The court also said that the remedy of interpleader should afford a simple, speedy, efficient and economical remedy.
I do not perceive any barrier to the allowance of the attorney’s fees by reason of non-appearance of the insurance company or its attorney. The order of April 14, from which no appeal has been taken, clearly established the right to attorney’s fees and only left the amount for determination. If that order were not sufficient, the mandatory language of the statute requires allowance of the fee, since the insurance company had a right to proceed by bill of interpleader. The only thing that might have been accomplished by an appearance would have been the offering of testimony to guide the court in determining the amount to be allowed. But this was not necessary and probably would have cost as much as the allowance to be anticipated.

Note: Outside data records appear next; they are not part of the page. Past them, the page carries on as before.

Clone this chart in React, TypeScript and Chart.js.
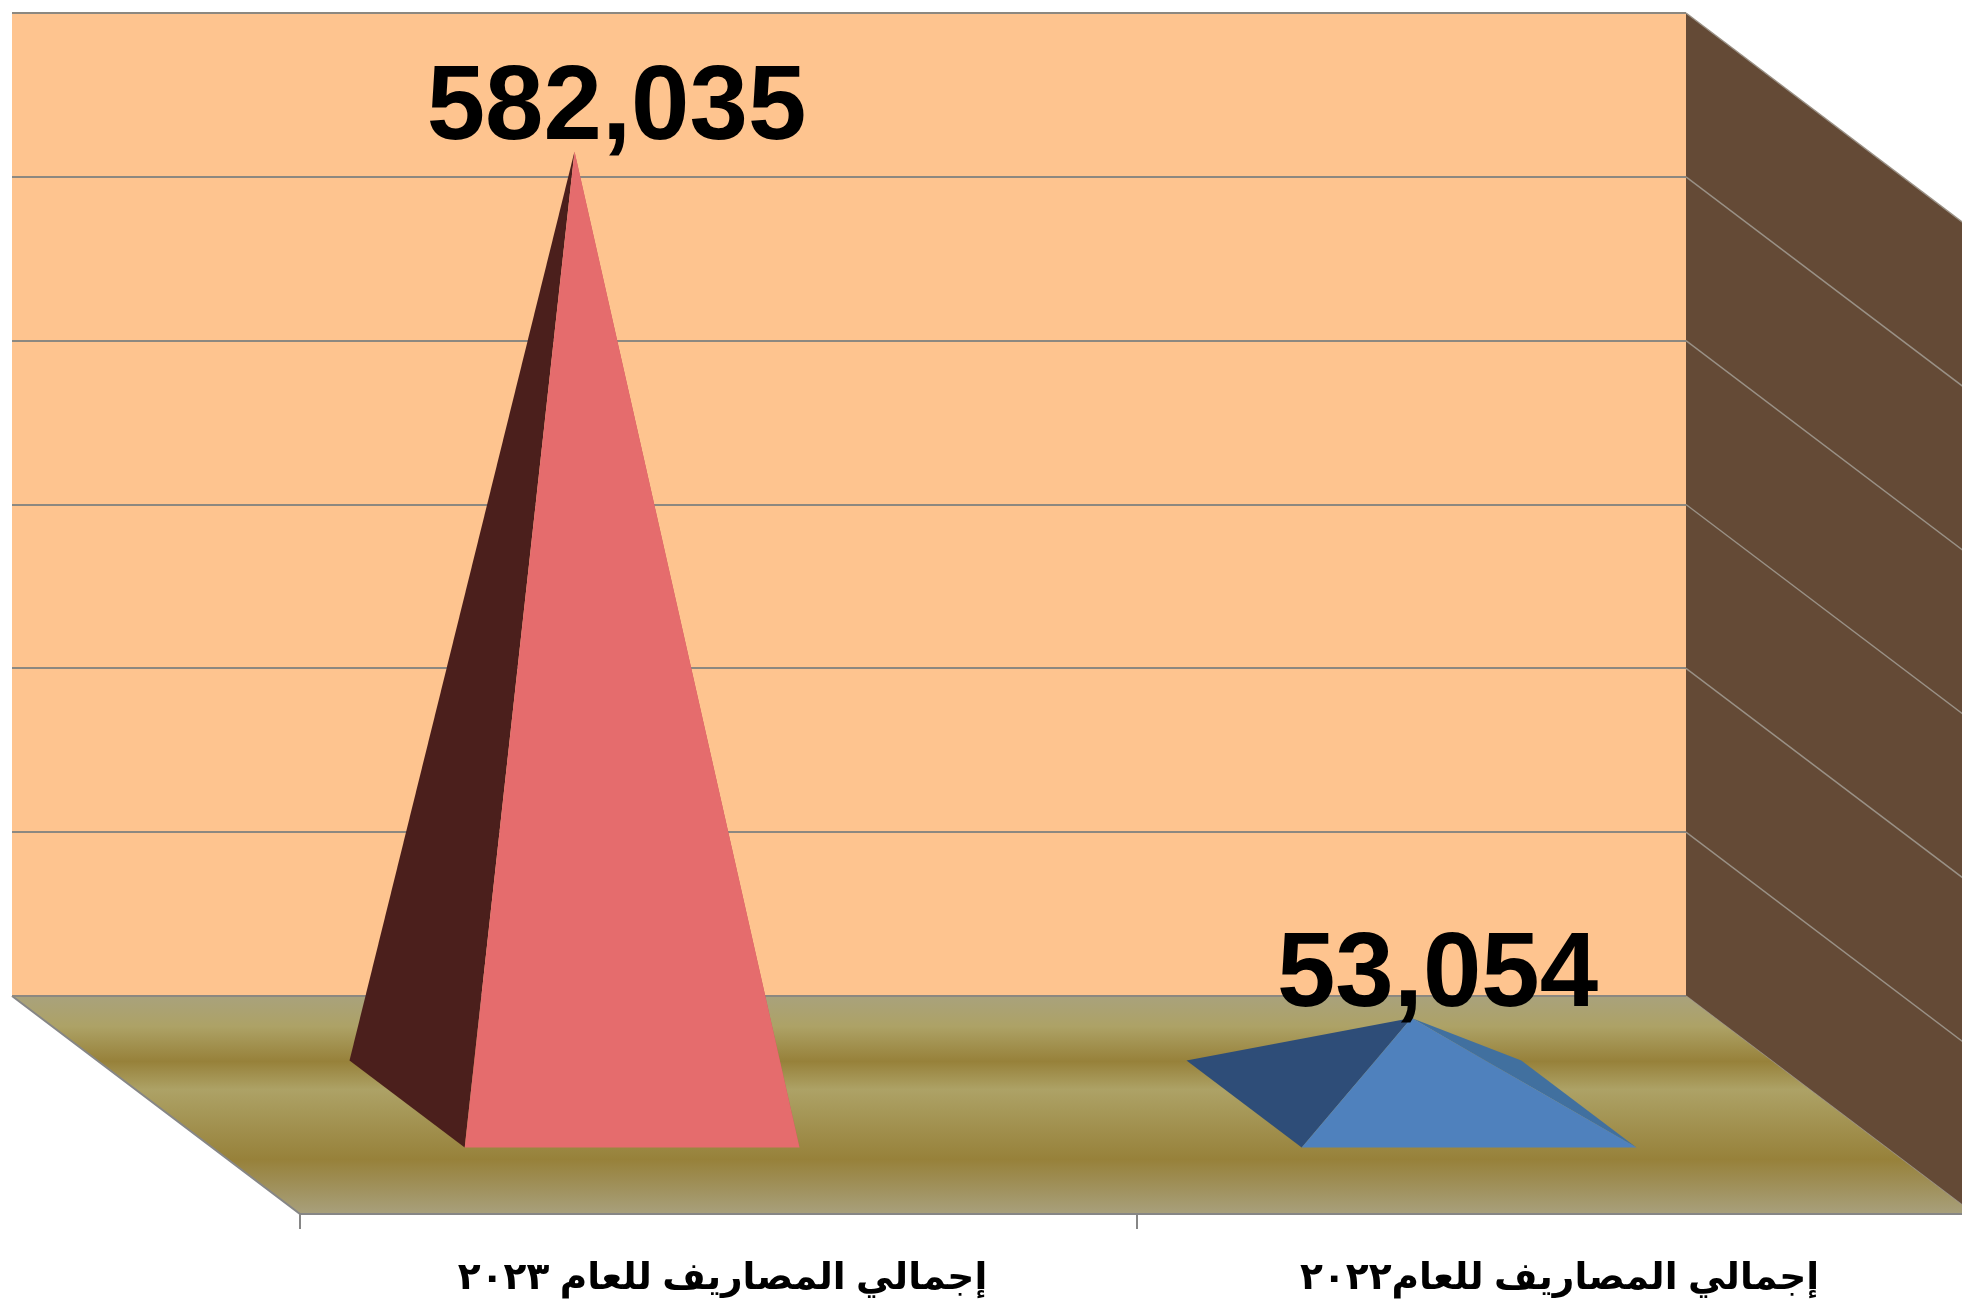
import React, { useEffect, useRef } from "react";
import { Chart, BarController, registerables } from "chart.js";

const categories = ["إجمالي المصاريف للعام ٢٠٢٣", "إجمالي المصاريف للعام٢٠٢٢"];
const values = [582035, 53054];
const frontColors = ["#e56c6d", "#4f81bd"];
const sideColors = ["#4b1f1c", "#2e4d78"];
const backColors = ["#c85a5c", "#41709f"];

const WIDTH = 1962;
const HEIGHT = 1306;
const DEPTH_X = 288;
const DEPTH_Y = 218;
const LABEL_SHIFT = [42, 26];
const NUMBER_FONT = "bold 105px 'Liberation Sans', Arial, sans-serif";

const poly = (ctx: CanvasRenderingContext2D, pts: number[][], fill: any) => {
  ctx.beginPath();
  pts.forEach((p, i) => (i ? ctx.lineTo(p[0], p[1]) : ctx.moveTo(p[0], p[1])));
  ctx.closePath();
  ctx.fillStyle = fill;
  ctx.fill();
};

class PyramidController extends BarController {
  static id = "pyramid";
  draw() {
    const ctx = this.chart.ctx;
    const meta = this.getMeta();
    const xScale: any = this.chart.scales.x;
    const catWidth = xScale.width / xScale.getLabels().length;
    meta.data.forEach((el: any, i: number) => {
      const half = el.width / 2;
      const frac = el.width / catWidth / 2; // pyramid depth follows its width
      const cx = el.x + DEPTH_X / 2;
      const cy = el.base + DEPTH_Y / 2;
      const apex = [cx, el.y + DEPTH_Y / 2];
      const fl = [cx + DEPTH_X * frac - half, cy + DEPTH_Y * frac];
      const fr = [cx + DEPTH_X * frac + half, cy + DEPTH_Y * frac];
      const bl = [cx - DEPTH_X * frac - half, cy - DEPTH_Y * frac];
      const br = [cx - DEPTH_X * frac + half, cy - DEPTH_Y * frac];
      ctx.save();
      poly(ctx, [br, apex, fr], backColors[i]);
      poly(ctx, [bl, apex, fl], sideColors[i]);
      poly(ctx, [fl, apex, fr], frontColors[i]);
      ctx.restore();
    });
  }
}

Chart.register(...registerables, PyramidController);

const scene3d = {
  id: "scene3d",
  beforeDraw(chart: any) {
    const { ctx, chartArea: a, scales } = chart;
    ctx.save();
    // back wall
    ctx.fillStyle = "#fec48f";
    ctx.fillRect(a.left, a.top, a.right - a.left, a.bottom - a.top);
    // side wall
    poly(
      ctx,
      [
        [a.right, a.top],
        [a.right + DEPTH_X, a.top + DEPTH_Y],
        [a.right + DEPTH_X, a.bottom + DEPTH_Y],
        [a.right, a.bottom],
      ],
      "#644a36"
    );
    // side wall grid lines
    ctx.lineWidth = 1.4;
    ctx.strokeStyle = "#9a9186";
    scales.y.ticks.forEach((_: any, i: number) => {
      const y = scales.y.getPixelForTick(i);
      ctx.beginPath();
      ctx.moveTo(a.right, y);
      ctx.lineTo(a.right + DEPTH_X, y + DEPTH_Y);
      ctx.stroke();
    });
    // floor
    const g = ctx.createLinearGradient(0, a.bottom, 0, a.bottom + DEPTH_Y);
    g.addColorStop(0, "#a9a27c");
    g.addColorStop(0.14, "#ada266");
    g.addColorStop(0.3, "#97813a");
    g.addColorStop(0.43, "#ada266");
    g.addColorStop(0.75, "#97813a");
    g.addColorStop(1, "#a8a07c");
    poly(
      ctx,
      [
        [a.left, a.bottom],
        [a.right, a.bottom],
        [a.right + DEPTH_X, a.bottom + DEPTH_Y],
        [a.left + DEPTH_X, a.bottom + DEPTH_Y],
      ],
      g
    );
    // floor edges and category ticks
    ctx.strokeStyle = "#868686";
    ctx.lineWidth = 2;
    ctx.beginPath();
    ctx.moveTo(a.left, a.bottom);
    ctx.lineTo(a.left + DEPTH_X, a.bottom + DEPTH_Y);
    ctx.lineTo(a.right + DEPTH_X, a.bottom + DEPTH_Y);
    const n = categories.length;
    for (let i = 0; i <= n; i++) {
      const x = a.left + DEPTH_X + ((a.right - a.left) * i) / n;
      ctx.moveTo(x, a.bottom + DEPTH_Y);
      ctx.lineTo(x, a.bottom + DEPTH_Y + 15);
    }
    ctx.stroke();
    ctx.restore();
  },
  afterDatasetsDraw(chart: any) {
    const { ctx } = chart;
    const meta = chart.getDatasetMeta(0);
    ctx.save();
    ctx.font = NUMBER_FONT;
    ctx.fillStyle = "#000";
    ctx.textAlign = "center";
    ctx.textBaseline = "alphabetic";
    meta.data.forEach((el: any, i: number) => {
      const text = values[i].toLocaleString("en-US");
      ctx.fillText(text, el.x + DEPTH_X / 2 + LABEL_SHIFT[i], el.y + DEPTH_Y / 2 - 12);
    });
    ctx.restore();
  },
};

export default function App() {
  const ref = useRef<HTMLCanvasElement>(null);
  useEffect(() => {
    const chart = new Chart(ref.current!, {
      type: "pyramid" as any,
      data: {
        labels: categories,
        datasets: [
          {
            data: values,
            backgroundColor: frontColors,
            barPercentage: 0.4,
            categoryPercentage: 1,
            clip: false,
          },
        ],
      },
      options: {
        animation: false,
        responsive: false,
        devicePixelRatio: 1,
        layout: { padding: { left: 12, top: 13, right: 276, bottom: 0 } },
        plugins: { legend: { display: false }, tooltip: { enabled: false } },
        scales: {
          x: {
            type: "category",
            offset: true,
            grid: { display: false },
            border: { display: false },
            afterFit: (s: any) => {
              s.paddingLeft = 0;
              s.paddingRight = 0;
              s.height = HEIGHT - 996;
            },
            ticks: {
              autoSkip: false,
              maxRotation: 0,
              labelOffset: DEPTH_X + 4,
              padding: 252,
              color: "#000",
              font: { family: "'Liberation Sans', Arial, 'DejaVu Sans', sans-serif", size: 37.5, weight: "bold" },
            },
          },
          y: {
            type: "linear",
            min: 0,
            max: 600000,
            ticks: { stepSize: 100000, display: false },
            grid: { color: "#8c8880", lineWidth: 2, drawTicks: false },
            border: { display: false },
          },
        },
      } as any,
      plugins: [scene3d as any],
    });
    return () => chart.destroy();
  }, []);
  return (
    <div style={{ position: "fixed", left: 0, top: 0, width: WIDTH, height: HEIGHT, overflow: "hidden", background: "#fff" }}>
      <canvas ref={ref} width={WIDTH} height={HEIGHT} style={{ display: "block" }} />
    </div>
  );
}
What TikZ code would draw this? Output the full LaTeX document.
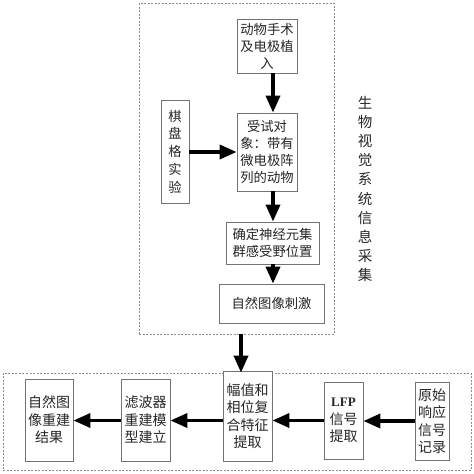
\documentclass[tikz,border=0pt]{standalone}
\usepackage{fontspec}
\setmainfont{Liberation Serif}
\newfontfamily\cjk{Noto Sans CJK SC}
\usetikzlibrary{arrows.meta}
\begin{document}
\begin{tikzpicture}[x=1pt,y=-1pt,
  box/.style={draw=black!55, line width=0.8pt, fill=white, inner sep=0pt, align=center,
    font=\cjk\fontsize{13.3}{17}\selectfont, text=black!85},
  bbox/.style={box, font=\cjk\fontsize{14}{17.5}\selectfont},
  dashbox/.style={draw=black!45, line width=0.7pt, dash pattern=on 2pt off 1.5pt, inner sep=0pt},
  arr/.style={line width=3.5pt, -{Triangle[length=17pt,width=14pt]}}]
\useasboundingbox[fill=white] (0,0) rectangle (474,474);
% dashed frames
\node[dashbox, minimum width=195pt, minimum height=331pt] (top) at (236.5,168.5) {};
\node[dashbox, minimum width=468pt, minimum height=97pt] (bot) at (237,421.5) {};
% top boxes
\node[box, minimum width=60pt, minimum height=54pt] (b1) at (267,46) {动物手术\\及电极植\\入};
\node[box, minimum width=60pt, minimum height=78pt] (b2) at (267,152) {受试对\\象：带有\\微电极阵\\列的动物};
\node[box, minimum width=28pt, minimum height=103pt, font=\cjk\fontsize{13.3}{17.7}\selectfont] (chk) at (175,151.5) {棋\\盘\\格\\实\\验};
\node[box, minimum width=93pt, minimum height=42pt] (b3) at (272.5,243) {确定神经元集\\群感受野位置};
\node[box, minimum width=105pt, minimum height=39pt] (b4) at (271.5,303.5) {自然图像刺激};
\node[align=center, inner sep=0pt, text=black!85, font=\cjk\fontsize{14.5}{19.1}\selectfont] (lbl) at (365,189) {生\\物\\视\\觉\\系\\统\\信\\息\\采\\集};
% bottom boxes
\node[bbox, minimum width=48pt, minimum height=82pt] (c1) at (49,420) {自然图\\像重建\\结果};
\node[bbox, minimum width=49pt, minimum height=82pt] (c2) at (145.5,420) {滤波器\\重建模\\型建立};
\node[bbox, minimum width=49pt, minimum height=90pt] (c3) at (247.5,416) {幅值和\\相位复\\合特征\\提取};
\node[bbox, minimum width=39pt, minimum height=77pt] (c4) at (343.5,420.5) {{\rmfamily\bfseries\fontsize{13}{17.5}\selectfont LFP}\\信号\\提取};
\node[bbox, minimum width=34pt, minimum height=78pt] (c5) at (432,421) {原始\\响应\\信号\\记录};
% arrows
\draw[arr] ([xshift=6pt]b1.south) -- ([xshift=6pt]b2.north);
\draw[arr] (chk.east |- b2.west) -- (b2.west);
\draw[arr] ([xshift=6pt]b2.south) -- ([xshift=0.5pt]b3.north);
\draw[arr] ([xshift=0.5pt]b3.south) -- ([xshift=1.5pt]b4.north);
\draw[arr] ([xshift=4.5pt]top.south) -- ([xshift=4pt]bot.north);
\draw[arr] (c5.west) -- (c4.east |- c5.west);
\draw[arr] (c4.west) -- (c3.east |- c4.west);
\draw[arr] (c3.west |- c4.west) -- (c2.east |- c4.west);
\draw[arr] (c2.west |- c4.west) -- (c1.east |- c4.west);
\end{tikzpicture}
\end{document}
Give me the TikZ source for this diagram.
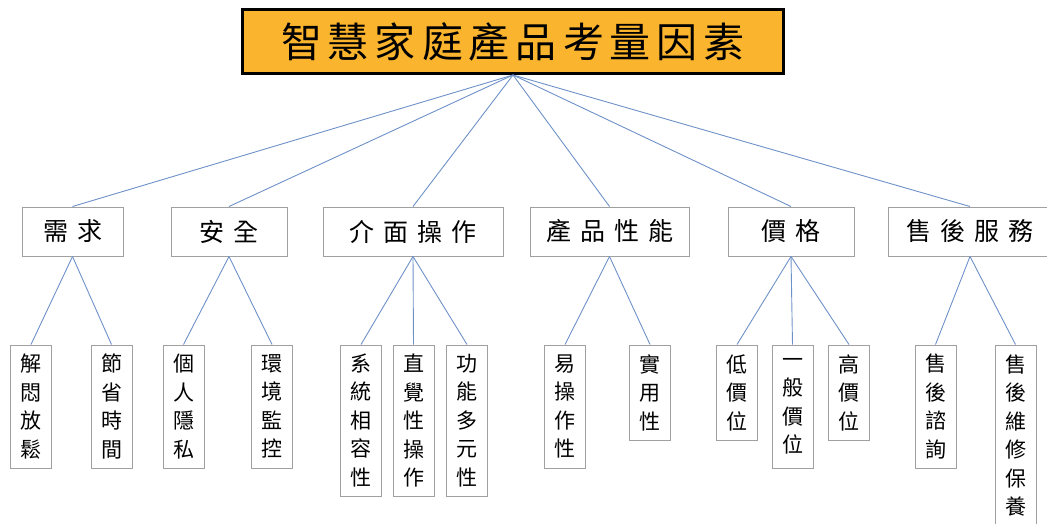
\documentclass[tikz,border=0pt]{standalone}
\usepackage{fontspec}
\setmainfont{Noto Sans CJK TC}
\definecolor{titlefill}{RGB}{250,180,45}
\definecolor{linkblue}{RGB}{110,145,200}
\definecolor{boxgray}{RGB}{160,160,160}
\newcommand\gA{\hspace{9pt}}
\newcommand\gT{\hspace{6pt}}
\tikzset{
  titlebox/.style={draw=black, line width=3pt, fill=titlefill, minimum width=541, minimum height=64, inner sep=0pt,
    font=\fontsize{41}{48}\selectfont},
  catbox/.style={draw=boxgray, line width=1pt, fill=white, minimum height=49, inner sep=0pt,
    font=\fontsize{25}{30}\selectfont},
  leafbox/.style={draw=boxgray, line width=1pt, fill=white, anchor=north, minimum width=41, inner sep=0pt,
    text width=41, align=center, font=\fontsize{21}{28.5}\selectfont},
  link/.style={draw=linkblue, line width=0.9pt}
}
\begin{document}
\begin{tikzpicture}[x=1pt,y=-1pt]
\useasboundingbox (0,0) rectangle (1047,523);
\clip (0,0) rectangle (1047,523);
% title
\node[titlebox] (T) at (513,41.5) {智\gT 慧\gT 家\gT 庭\gT 產\gT 品\gT 考\gT 量\gT 因\gT 素};
% categories
\node[catbox, minimum width=101] (C1) at (72.5,231.5) {需\gA 求};
\node[catbox, minimum width=116] (C2) at (229,231.5) {安\gA 全};
\node[catbox, minimum width=180] (C3) at (413,231.5) {介\gA 面\gA 操\gA 作};
\node[catbox, minimum width=159] (C4) at (609.5,231.5) {產\gA 品\gA 性\gA 能};
\node[catbox, minimum width=126] (C5) at (791,231.5) {價\gA 格};
\node[catbox, minimum width=164] (C6) at (970,231.5) {售\gA 後\gA 服\gA 務};
% leaves
\node[leafbox, minimum height=123] (L1) at (31,344.5) {解\\悶\\放\\鬆};
\node[leafbox, minimum height=123] (L2) at (111.5,344.5) {節\\省\\時\\間};
\node[leafbox, minimum height=123] (L3) at (183.5,344.5) {個\\人\\隱\\私};
\node[leafbox, minimum height=123] (L4) at (272,344.5) {環\\境\\監\\控};
\node[leafbox, minimum height=151] (L5) at (361,344.5) {系\\統\\相\\容\\性};
\node[leafbox, minimum height=151] (L6) at (413.5,344.5) {直\\覺\\性\\操\\作};
\node[leafbox, minimum height=151] (L7) at (467,344.5) {功\\能\\多\\元\\性};
\node[leafbox, minimum height=123] (L8) at (565,344.5) {易\\操\\作\\性};
\node[leafbox, minimum height=95] (L9) at (650,344.5) {實\\用\\性};
\node[leafbox, minimum height=95] (L10) at (737,344.5) {低\\價\\位};
\node[leafbox, minimum height=123] (L11) at (792.5,344.5) {一\\般\\價\\位};
\node[leafbox, minimum height=95] (L12) at (849,344.5) {高\\價\\位};
\node[leafbox, minimum height=123] (L13) at (935.5,344.5) {售\\後\\諮\\詢};
\node[leafbox, minimum height=181] (L14) at (1015.5,344.5) {售\\後\\維\\修\\保\\養};
% links
\foreach \c in {C1,C2,C3,C4,C5,C6} \draw[link] (T.south) -- (\c.north);
\draw[link] (C1.south) -- (L1.north);
\draw[link] (C1.south) -- (L2.north);
\draw[link] (C2.south) -- (L3.north);
\draw[link] (C2.south) -- (L4.north);
\draw[link] (C3.south) -- (L5.north);
\draw[link] (C3.south) -- (L6.north);
\draw[link] (C3.south) -- (L7.north);
\draw[link] (C4.south) -- (L8.north);
\draw[link] (C4.south) -- (L9.north);
\draw[link] (C5.south) -- (L10.north);
\draw[link] (C5.south) -- (L11.north);
\draw[link] (C5.south) -- (L12.north);
\draw[link] (C6.south) -- (L13.north);
\draw[link] (C6.south) -- (L14.north);
\end{tikzpicture}
\end{document}
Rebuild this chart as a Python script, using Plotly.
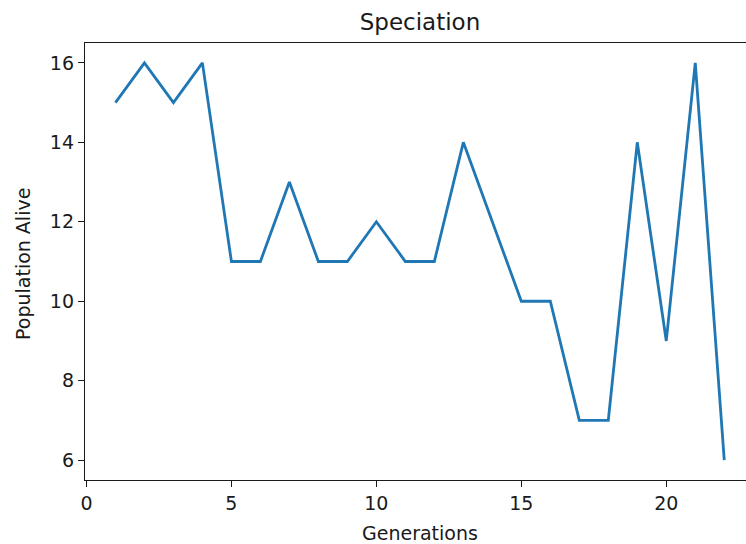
import plotly.graph_objects as go

generations = list(range(1, 23))
population = [15, 16, 15, 16, 11, 11, 13, 11, 11, 12, 11, 11, 14, 12, 10, 10, 7, 7, 14, 9, 16, 6]
x_ticks = [0, 5, 10, 15, 20]
y_ticks = [6, 8, 10, 12, 14, 16]

W, H = 746, 544
L, R, T, B = 85, 0, 43, 64
PW, PH = W - L - R, H - T - B

ink = "#1a1a1a"
tick_font = dict(family="DejaVu Sans", size=19, color=ink)
label_font = dict(family="DejaVu Sans", size=19, color=ink)

fig = go.Figure()
fig.add_trace(go.Scatter(x=generations, y=population, mode="lines",
                         line=dict(color="#1f77b4", width=2.8)))

fig.update_layout(
    width=W, height=H,
    margin=dict(l=L, r=R, t=T, b=B),
    paper_bgcolor="white", plot_bgcolor="white",
    showlegend=False,
    font=dict(family="DejaVu Sans", size=19, color=ink),
    title=dict(text="Speciation", x=420 / W, xanchor="center",
               y=1 - 22 / H, yanchor="middle",
               font=dict(family="DejaVu Sans", size=23, color=ink)),
    annotations=[
        dict(text="Generations", xref="paper", yref="paper",
             x=(420 - L) / PW, y=-(533 - (H - B)) / PH,
             xanchor="center", yanchor="middle", showarrow=False, font=label_font),
        dict(text="Population Alive", xref="paper", yref="paper",
             x=(23 - L) / PW, y=((H - B) - 264) / PH, textangle=-90,
             xanchor="center", yanchor="middle", showarrow=False, font=label_font),
    ],
)
fig.update_xaxes(range=[-0.05, 22.75], tickvals=x_ticks, ticks="outside", ticklen=6,
                 tickwidth=1.2, tickcolor=ink, showline=True, linecolor=ink, linewidth=1.3,
                 mirror=True, showgrid=False, zeroline=False, tickfont=tick_font)
fig.update_yaxes(range=[5.5, 16.5], tickvals=y_ticks, ticks="outside", ticklen=6,
                 tickwidth=1.2, tickcolor=ink, showline=True, linecolor=ink, linewidth=1.3,
                 mirror=False, showgrid=False, zeroline=False, tickfont=tick_font)
fig.write_html("out.html", config={"displayModeBar": False},
               post_script="document.body.style.margin='0';document.body.style.overflow='hidden';")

We have recognized that courts, both trial and appellate, may use their own experience and knowledge of the character of services, such as those rendered by an attorney, as a guide. Robinson v. Champion, 251 Ark. 817, 475 S.W. 2d 677. This may be done without the court hearing any testimony where the court is familiar with the case and has the whole matter before it, and the court may even apply its own knowledge and ideas of the amount to be allowed, even though it be different from, or in defiance of, that shown by evidence. Missouri Pac. Transp. Co. v. McDonald, 206 Ark. 270, 174 S.W. 2d 944; Slayton v. Russ, 205 Ark. 474, 169 S.W. 2d 571; Lilly v. Robinson Mercantile Co., 106 Ark. 571, 153 S.W. 820. We have, in instances too numerous to mention, and apparently without exception, made allowances for attorney’s fees without any evidence whatever. See, e.g., Lowrey v. Lowrey, 251 Ark. 613, 473 S.W. 2d 431; Riegler v. Riegler, 243 Ark. 113, 419 S.W. 2d 311.
I would allow a fee of at least $100, or remand the case to the chancery court to fix the amount of the fee.
I am authorized to state that Chief Justice Harris joins in this dissent.